Qui lit la décision de Jérusalem de cette manière naïve ne perçoit pas le caractère spécial et exceptionnel de la manière dont l’administration Trump gère la politique étrangère américaine. Trump n’est ni Obama ni Clinton, ni Reagan, ni même George Bush Jr. Il s’est retiré ou menacé de se retirer d'un nombre record d'accords internationaux, le plus récent étant le Pacte mondial sur les migrations, et avant, l'accord de Paris sur les changements climatiques, ainsi que l'accord de partenariat à travers l'océan Pacifique, qui a été signé en 2015 par 11 pays dans la région Asie-Pacifique, constituant environ quarante pour cent de l'économie mondiale. En outre, il a menacé de « déchirer » l'accord nucléaire avec l'Iran, et a estimé que l'OTAN est devenue obsolète avant de revenir sur ses propos. Mais sa position sur l'article V de la Charte de l'Alliance, qui stipule que les Etats membres doivent venir à l'aide d’un pays en cas d'exposition à une agression extérieure est toujours ambiguë, ce qui signifie qu'il fuit pratiquement la protection des partenaires atlantiques !
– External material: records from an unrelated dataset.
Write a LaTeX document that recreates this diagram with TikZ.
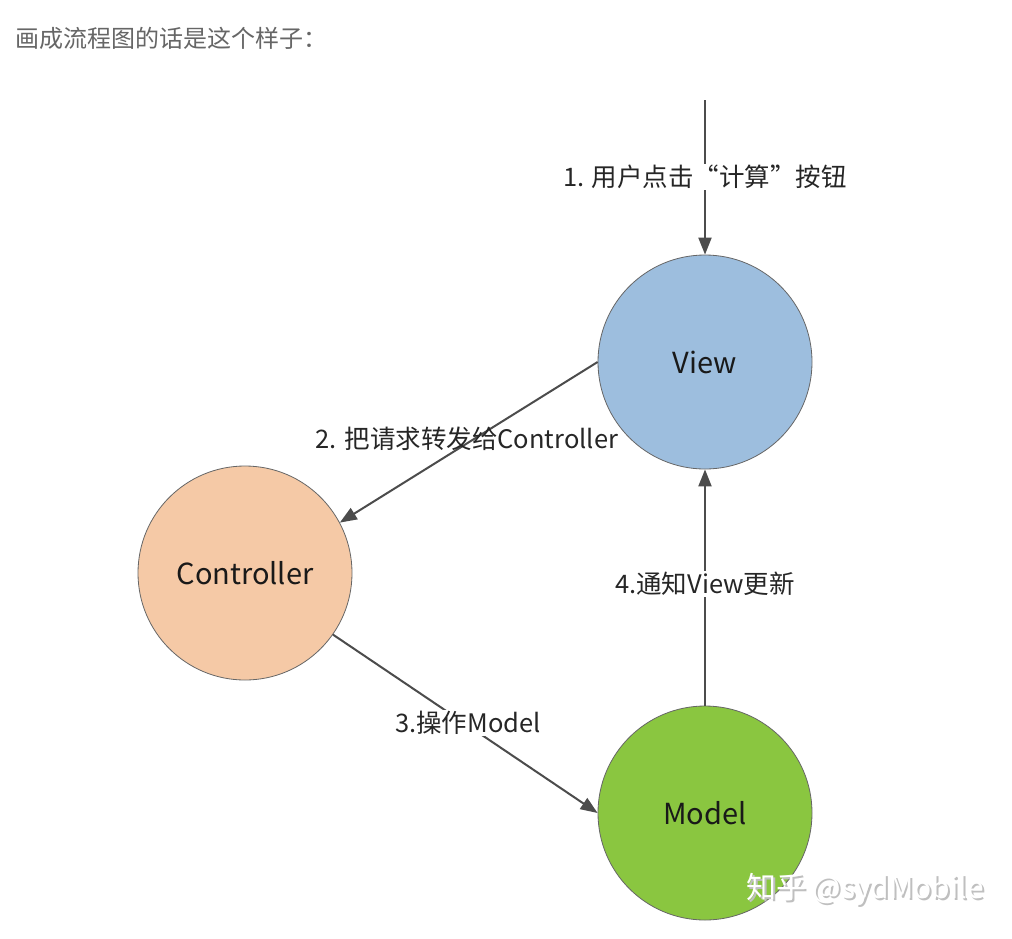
\documentclass[tikz,border=0pt]{standalone}
\usepackage{fontspec}
\setmainfont{Noto Sans CJK SC}
\usetikzlibrary{arrows.meta}
\begin{document}
\begin{tikzpicture}[x=1pt,y=-1pt,
  circ/.style={circle,draw=black!60,line width=0.8pt,minimum size=214pt,inner sep=0pt,font=\fontsize{29}{32}\selectfont,text=black!90},
  conn/.style={draw=black!70,line width=2pt,-{Triangle[length=17pt,width=13pt]}},
  lbl/.style={fill=white,inner sep=1pt,font=\fontsize{25.5}{28}\selectfont,text=black!85}]
\useasboundingbox[fill=white] (0,0) rectangle (1012,938);
\node[anchor=west,text=black!60,font=\fontsize{24}{28}\selectfont] (title) at (12,38) {画成流程图的话是这个样子：};
\node[circ,fill={rgb,255:red,157;green,190;blue,222}] (view) at (705,362) {View};
\node[circ,fill={rgb,255:red,245;green,201;blue,166}] (ctrl) at (245,573) {Controller};
\node[circ,fill={rgb,255:red,138;green,198;blue,64}] (model) at (705,813) {Model};
\coordinate (top) at (705,100);
\draw[conn] (top) -- (view.north);
\draw[conn] (view.west) -- (ctrl.28);
\draw[conn] (ctrl.-35) -- (model.west);
\draw[conn] (model.north) -- (view.south);
\node[lbl] (l1) at (705,177) {1. 用户点击“计算”按钮};
\node[lbl,fill=none] (l2) at (467,439) {2. 把请求转发给Controller};
\node[lbl] (l3) at (468,723) {3.操作Model};
\node[lbl] (l4) at (705,584) {4.通知View更新};
\node[text=black!25,font=\fontsize{30}{32}\selectfont] (wm1) at (867,891) {知乎 @sydMobile};
\node[text=white,font=\fontsize{30}{32}\selectfont] (wm) at (865,889) {知乎 @sydMobile};
\end{tikzpicture}
\end{document}
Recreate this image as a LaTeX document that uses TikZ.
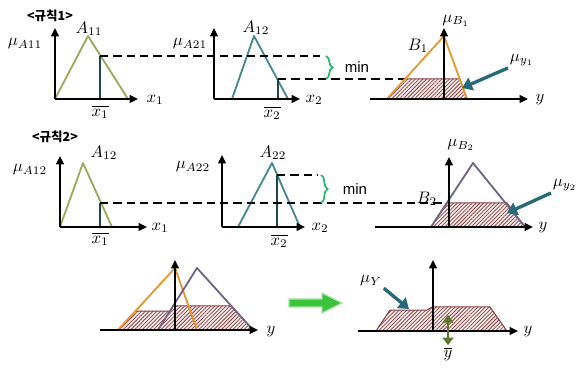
\documentclass[tikz,border=0pt]{standalone}
\usepackage{fontspec}
\newfontfamily\krfont{Noto Sans CJK KR}
\newfontfamily\minfont{Liberation Sans}
\usepackage{tikz}
\usetikzlibrary{patterns.meta,decorations.pathreplacing,arrows.meta}
\definecolor{olivecol}{RGB}{155,170,90}
\definecolor{tealcol}{RGB}{70,135,148}
\definecolor{xbarcol}{RGB}{30,68,80}
\definecolor{orangecol}{RGB}{232,150,46}
\definecolor{slatecol}{RGB}{110,100,135}
\definecolor{hatchcol}{RGB}{135,65,65}
\definecolor{hatchbg}{RGB}{248,236,236}
\definecolor{pointcol}{RGB}{38,105,122}
\definecolor{bracecol}{RGB}{30,185,100}
\definecolor{bigarrow}{RGB}{60,195,60}
\definecolor{ybarcol}{RGB}{92,120,45}

\begin{document}
\begin{tikzpicture}[x=0.6pt,y=-0.6pt,
  axis/.style={line width=1.2pt,-{Triangle[length=5pt,width=4.5pt]}},
  mf/.style={line width=1.1pt,line join=round},
  xbar/.style={line width=1.1pt,draw=xbarcol},
  dashline/.style={line width=0.8pt,dash pattern=on 5pt off 3pt},
  hatch/.style={draw=hatchcol,line width=0.6pt,fill=hatchbg,
    postaction={pattern={Lines[angle=45,distance=1.6pt,line width=0.45pt]},pattern color=hatchcol}},
  pointer/.style={line width=2pt,draw=pointcol,-{Triangle[length=6pt,width=8pt]}},
  minbrace/.style={decorate,decoration={brace,amplitude=4pt},draw=bracecol,line width=1pt},
  rulelbl/.style={font=\krfont\bfseries\fontsize{7.5}{9}\selectfont},
  minlbl/.style={font=\minfont\small},
  lbl/.style={inner sep=1pt}
]
\useasboundingbox (0,0) rectangle (581,370);

% ---- rule 1
\node[rulelbl] (rule1) at (50,16) {<규칙1>};
% A11
\draw[mf,olivecol] (55,99) -- (88,36) -- (128,99);
\draw[xbar] (100,99) -- (100,56);
\draw[axis] (55,99) -- (55,28);
\draw[axis] (55,99) -- (138,99);
\node[lbl,anchor=east] (muA11) at (44,44) {$\mu_{A11}$};
\node[lbl] (A11) at (89,29) {$A_{11}$};
\node[lbl] (xb11) at (100,112) {$\overline{x_1}$};
\node[lbl] (x11) at (155,100) {$x_1$};
% A21
\draw[mf,tealcol] (232,99) -- (254,36) -- (288,99);
\draw[xbar] (278,99) -- (278,79);
\draw[axis] (214,99) -- (214,28);
\draw[axis] (214,99) -- (300,99);
\node[lbl,anchor=east] (muA21) at (209,44) {$\mu_{A21}$};
\node[lbl] (A12a) at (256,28) {$A_{12}$};
\node[lbl] (xb21) at (272,113) {$\overline{x_2}$};
\node[lbl] (x21) at (314,100) {$x_2$};
\draw[dashline] (100,56) -- (320,56);
\draw[dashline] (278,79) -- (405,79);
\draw[minbrace] (326,56) -- (326,79);
\node[minlbl] (min1) at (357,67) {min};
% B1
\draw[hatch] (387,99) -- (405,79) -- (460,79) -- (467,99) -- cycle;
\draw[mf,orangecol] (387,99) -- (444,36) -- (467,99);
\draw[axis] (444,99) -- (444,28);
\draw[axis] (370,99) -- (528,99);
\node[lbl] (muB1) at (456,21) {$\mu_{B_1}$};
\node[lbl] (B1) at (418,46) {$B_1$};
\node[lbl] (y1) at (540,100) {$y$};
\node[lbl] (muy1) at (522,60) {$\mu_{y_1}$};
\coordinate (tip1) at (462,88);
\draw[pointer] (muy1.south west) -- (tip1);

% ---- rule 2
\node[rulelbl] (rule2) at (55,137) {<규칙2>};
% A12
\draw[mf,olivecol] (60,227) -- (83,163) -- (112,227);
\draw[xbar] (100,227) -- (100,203);
\draw[axis] (60,227) -- (60,156);
\draw[axis] (60,227) -- (147,227);
\node[lbl,anchor=east] (muA12) at (49,170) {$\mu_{A12}$};
\node[lbl] (A12b) at (104,153) {$A_{12}$};
\node[lbl] (xb12) at (100,239) {$\overline{x_1}$};
\node[lbl] (x12) at (160,228) {$x_1$};
% A22
\draw[mf,tealcol] (238,227) -- (272,163) -- (300,227);
\draw[xbar] (277,227) -- (277,175);
\draw[axis] (222,227) -- (222,155);
\draw[axis] (222,227) -- (305,227);
\node[lbl,anchor=east] (muA22) at (212,167) {$\mu_{A22}$};
\node[lbl] (A22) at (273,153) {$A_{22}$};
\node[lbl] (xb22) at (279,241) {$\overline{x_2}$};
\node[lbl] (x22) at (320,228) {$x_2$};
\draw[dashline] (277,175) -- (318,175);
\draw[dashline] (100,203) -- (447,203);
\draw[minbrace] (321,175) -- (321,203);
\node[minlbl] (min2) at (355,189) {min};
% B2
\draw[hatch] (431,227) -- (447,203) -- (507,203) -- (525,227) -- cycle;
\draw[mf,slatecol] (431,227) -- (473,163) -- (525,227);
\draw[axis] (449,227) -- (449,157);
\draw[axis] (375,227) -- (533,227);
\node[lbl] (muB2) at (461,145) {$\mu_{B_2}$};
\node[lbl] (B2) at (427,199) {$B_2$};
\node[lbl] (y2) at (543,228) {$y$};
\node[lbl] (muy2) at (565,185) {$\mu_{y_2}$};
\coordinate (tip2) at (507,213);
\draw[pointer] (muy2.south west) -- (tip2);

% ---- aggregation
\draw[hatch] (118,330) -- (135.5,311) -- (170,311) -- (173,306) -- (231,306) -- (253,330) -- cycle;
\draw[mf,orangecol] (118,330) -- (175,268) -- (197,330);
\draw[mf,slatecol] (158,330) -- (197,268) -- (253,330);
\draw[axis] (175,330) -- (175,260);
\draw[axis] (100,330) -- (258,330);
\node[lbl] (y3) at (271,332) {$y$};

\fill[bigarrow,draw=bigarrow!45,line width=0.8pt]
  (289,299) -- (322,299) -- (322,293) -- (342,303) -- (322,313) -- (322,307) -- (289,307) -- cycle;

% ---- result
\draw[hatch] (376,331) -- (390,310) -- (427,310) -- (432,307) -- (490,307) -- (507,331) -- cycle;
\draw[axis] (433,331) -- (433,260);
\draw[axis] (358,331) -- (518,331);
\node[lbl] (y4) at (528,332) {$y$};
\node[lbl] (muY) at (371,281) {$\mu_{Y}$};
\coordinate (tipY) at (409,309);
\draw[pointer] (muY.south east) -- (tipY);
\node[lbl] (ybar) at (448,354) {$\overline{y}$};
\coordinate (ytop) at (448,315);
\draw[ybarcol,line width=1.6pt,{Triangle[length=4.5pt,width=6.5pt]}-{Triangle[length=4.5pt,width=6.5pt]}] (ytop) -- (ybar.north);
\end{tikzpicture}
\end{document}
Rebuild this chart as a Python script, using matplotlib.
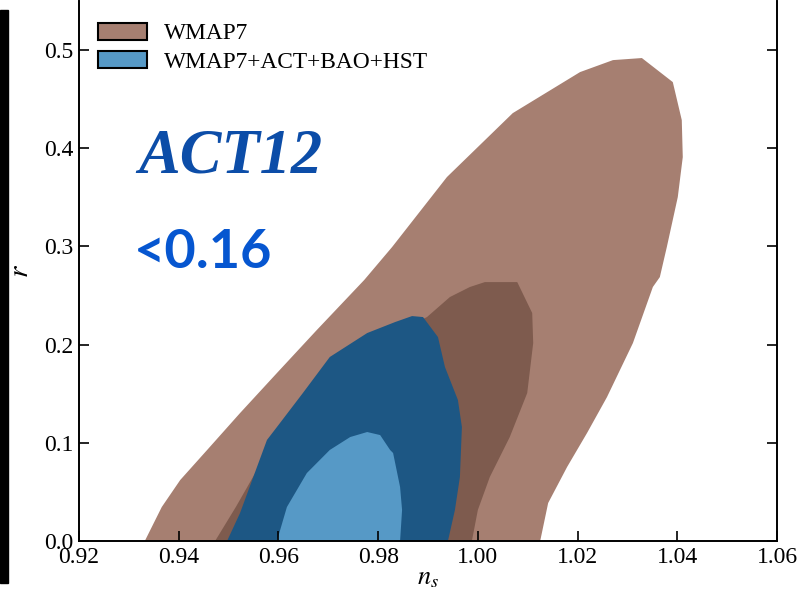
import matplotlib
matplotlib.use("Agg")
import matplotlib.pyplot as plt
from matplotlib.patches import Patch, Rectangle

# contour outlines (n_s, r)
wmap95_ns = [0.9332, 0.9366, 0.9403, 0.9457, 0.9523, 0.9597, 0.9677, 0.9772, 0.9828,
             0.9938, 1.0070, 1.0205, 1.0271, 1.0329, 1.0391, 1.0409, 1.0411, 1.0401,
             1.0379, 1.0365, 1.0351, 1.0311, 1.0259, 1.0219, 1.0179, 1.0141, 1.0125]
wmap95_r = [0.0, 0.0346, 0.0621, 0.0927, 0.1303, 0.1711, 0.2149, 0.2658, 0.2994,
            0.3707, 0.4358, 0.4776, 0.4898, 0.4919, 0.4674, 0.4287, 0.3910, 0.3503,
            0.2994, 0.2688, 0.2587, 0.2016, 0.1466, 0.1100, 0.0754, 0.0387, 0.0]

wmap68_ns = [0.9473, 0.9515, 0.9560, 0.9600, 0.9703, 0.9804, 0.9898, 0.9944, 0.9984,
             1.0014, 1.0079, 1.0109, 1.0111, 1.0099, 1.0064, 1.0024, 1.0000, 0.9988]
wmap68_r = [0.0, 0.0350, 0.0750, 0.1130, 0.1640, 0.2047, 0.2281, 0.2485, 0.2587,
            0.2637, 0.2637, 0.2322, 0.2016, 0.1507, 0.1059, 0.0652, 0.0316, 0.0]

act95_ns = [0.9497, 0.9523, 0.9557, 0.9577, 0.9597, 0.9649, 0.9703, 0.9778, 0.9834,
            0.9868, 0.9890, 0.9920, 0.9934, 0.9960, 0.9968, 0.9964, 0.9954, 0.9940]
act95_r = [0.0, 0.0285, 0.0754, 0.1029, 0.1161, 0.1507, 0.1874, 0.2118, 0.2230,
           0.2291, 0.2281, 0.2077, 0.1772, 0.1436, 0.1161, 0.0652, 0.0316, 0.0]

act68_ns = [0.9597, 0.9617, 0.9657, 0.9703, 0.9744, 0.9778, 0.9804, 0.9824, 0.9830,
            0.9844, 0.9848, 0.9844]
act68_r = [0.0, 0.0346, 0.0692, 0.0927, 0.1059, 0.1110, 0.1079, 0.0927, 0.0896,
           0.0550, 0.0316, 0.0]

xticks = [0.92, 0.94, 0.96, 0.98, 1.00, 1.02, 1.04, 1.06]
yticks = [0.0, 0.1, 0.2, 0.3, 0.4, 0.5]

c_wmap95 = "#a67f71"
c_wmap68 = "#7e5b4e"
c_act95 = "#1d5784"
c_act68 = "#5699c6"

plt.rcParams["font.family"] = ["Liberation Serif", "DejaVu Serif"]
plt.rcParams["mathtext.fontset"] = "stix"

fig = plt.figure(figsize=(8.04, 5.95), dpi=100)
ax = fig.add_axes([79 / 804, 54 / 595, 698 / 804, 540 / 595])

ax.fill(wmap95_ns, wmap95_r, color=c_wmap95, lw=0)
ax.fill(wmap68_ns, wmap68_r, color=c_wmap68, lw=0)
ax.fill(act95_ns, act95_r, color=c_act95, lw=0)
ax.fill(act68_ns, act68_r, color=c_act68, lw=0)

ax.set_xlim(0.92, 1.06)
ax.set_ylim(0.0, 0.55)
ax.set_xticks(xticks)
ax.set_xticklabels([f"{v:.2f}" for v in xticks])
ax.set_yticks(yticks)
ax.set_yticklabels([f"{v:.1f}" for v in yticks])
ax.tick_params(direction="in", length=7, width=1.2, labelsize=17,
               right=True, top=False, pad=4)
ax.spines["top"].set_visible(False)
for s in ["left", "right", "bottom"]:
    ax.spines[s].set_linewidth(1.4)

ax.set_xlabel(r"$n_s$", fontsize=19, labelpad=0)
ax.set_ylabel(r"$r$", fontsize=21, labelpad=7)

handles = [Patch(facecolor=c_wmap95, edgecolor="black", lw=1.5, label="WMAP7"),
           Patch(facecolor=c_act68, edgecolor="black", lw=1.5, label="WMAP7+ACT+BAO+HST")]
ax.legend(handles=handles, loc="upper left", bbox_to_anchor=(-0.006, 1.003),
          frameon=False, fontsize=16.8, handlelength=2.1, handleheight=0.75,
          handletextpad=0.7, labelspacing=0.3, borderaxespad=0.6)

ax.text(0.0845, 0.682, "ACT12", transform=ax.transAxes, fontsize=45,
        fontweight="bold", fontstyle="italic", color="#0c4da8", va="baseline")
ax.text(0.079, 0.5056, "<0.16", transform=ax.transAxes, fontsize=39,
        fontweight="bold", family="Lato", color="#0656d0", va="baseline")

# black strip along the left edge of the screenshot
fig.patches.append(Rectangle((0, 12 / 595), 8 / 804, 573 / 595,
                             transform=fig.transFigure, color="black", zorder=10))

fig.savefig("out.png", dpi=100)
Il s’agit donc des orientations de Trump et de sa personnalité et non des calculs et positions des arabes. Il n'est pas logique que certains continuent de régler des comptes et d’inciter contre certains États arabes et du Golfe et de les tenir pour responsables d'une décision qui n'est pas de leur faute, et qui est difficile à adresser. La situation est difficile et compliquée, et requiert une rationalité politique à même de défendre les intérêts des arabes et des musulmans de la part de ceux qui recherchent leurs intérêts et non ceux qui en font du commerce !!